Canada is experiencing an especially frigid winter, with temperatures feeling as low as -40° C even in southern parts of the country like Toronto.

Many people will ride out this cold snap in the comfort of their homes, or bundle up if they must face the frosty outdoors. Environment Canada issues extreme cold weather alerts to protect people from frostbite, cities open up warming centres for homeless individuals, and schools even cancel outdoor recess periods when the temperature plummets.

But for the millions of chickens, pigs, and cows trucked to slaughterhouses everyday in Canada, it’s business as usual—even in frigid extremes.

Canadian animal transport slaughter truck slaughterhouse livestock

Animals are routinely transported to slaughter in open-sided vehicles, with no heating systems to protect them from the dangerous cold.

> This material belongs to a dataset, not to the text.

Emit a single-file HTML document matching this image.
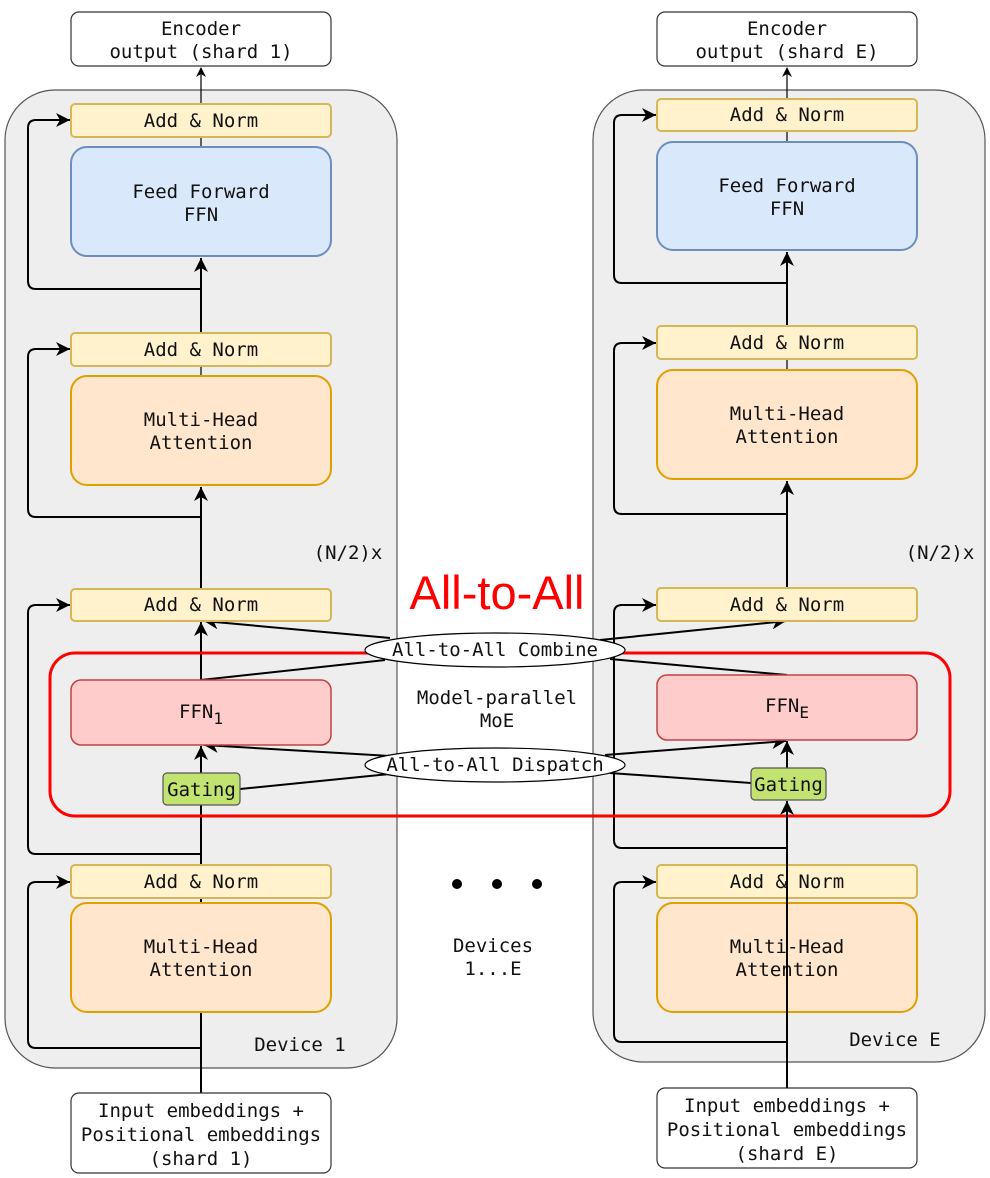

Canada’s animal transport laws are among the weakest in the western world, and there are no restrictions that lay out minimum or maximum temperatures in which animals can be transported. In brutally cold weather, animals routinely arrive at slaughter frostbitten or even dead from weather exposure. Workers at Canada’s largest slaughterhouse, Maple Lodge Farms, which kills half a million chickens every day, have described chickens arriving to slaughter, frozen solid like “hockey pucks” and “popsicles”. Government statistics show at least 1.59 million animals arriving dead at slaughterhouses every year.

Canada’s outdated transport laws haven’t been revised since the 1970s, and a recent proposal by the federal government to update the rules still fails to restrict animal transport during extreme weather, or require climate control for trucks.

Existing transport laws are ineffectively enforced by the Canadian Food Inspection Agency, and even when investigations and prosecutions do take place, penalties are not strong enough to motivate industry to protect animals from the cold. Maple Lodge Farms, for example, has been repeatedly convicted and fined for allowing animals to freeze to death, yet still operates using the same inadequate trucks.

In 2018, Animal Justice will continue to fight archaic transport laws, and to protect millions of animals from the extreme suffering they endure on Canadian farms.